(CN) – The Department of Energy’s outright denial of California’s proposed water-efficiency standards for home washing machines was “arbitrary and capricious” and based on blind adherence to an administrative rule rather than a thorough review of the evidence, the 9th Circuit ruled.
The San Francisco-based appellate panel stopped short of granting the California Energy Commission’s waiver of pre-emption under the Energy Policy and Conservation Act (EPCA), which would let the commission regulate residential washing machines for water use, but ordered the DOE to reconsider the standards.
Citing the state’s ongoing water crisis coupled with its perennial population growth, the California Legislature in 2002 directed the commission to come up with water-efficiency standards for washing machines, the operation of which accounts for some 22 percent of residential water use.
The commission drafted a set of graduated rules based on the ratio of gallons of water used per load to the capacity of a washing machine, claiming they would result in annual water savings “equal to the City of San Diego’s current water usage.”
The commission petitioned the agency for a waiver in 2005, claiming the regulation was pre-empted by federal law. A year later, the DOE denied the petition, primarily because the commission failed to adhere to a three-year timeline for implementation.
Writing for the three-judge panel, Judge William Canby found the DOE’s decision “inflexible” and unjustified.

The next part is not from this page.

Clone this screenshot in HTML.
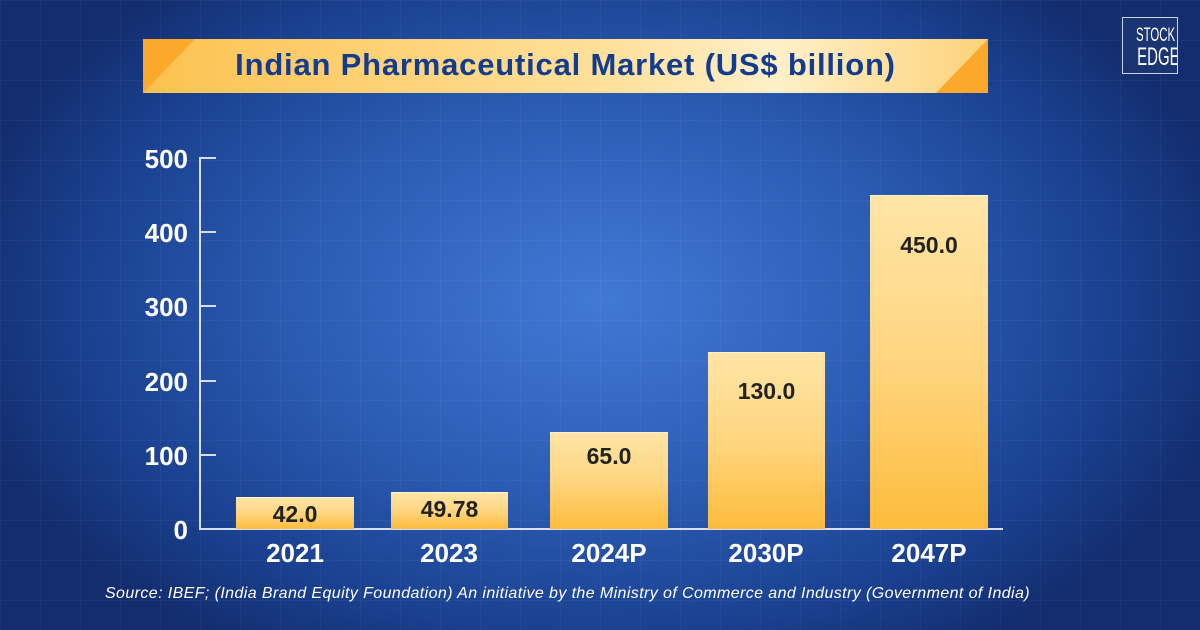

“The DOE’s rejection of underlying analysis and data provided by the CEC, without any consideration of whether this analysis would still hold force if implemented slightly later, was arbitrary and capricious,” he wrote.
“The DOE made no attempt to determine whether the analysis provided in the application would reasonably support a waiver, but instead dismissed it as part of an inflexible rule demanding a strict parity between proposed implementation dates and the research supporting the proposed standards.”
The timeline argument is unconvincing, Canby said, as the DOE doesn’t usually pinpoint a specific date when it will rule on a waiver.
“Because states seeking waivers cannot be prescient as to the date upon which the DOE will approve or deny a given application, some flexibility is patently necessary in order for the petitioning state to provide any analysis that is reasonably timely,” he wrote.
Because of its narrow focus on the timeline issue, the DOE never got around to evaluating the data and analysis meant to back up the waiver request, Canby said.
The court also found unconvincing the department’s argument that the waiver had to be denied because the commission’s rules would make top-loading residential clothes washers unavailable in California, as no top-loading washer exists that would meet the commission’s top-level water standards.
“The fact that the market in 2006 has no better top-loader … does not support the DOE’s conclusion that the market is unlikely to have [sufficient] top-loaders in 2010,” Canby wrote.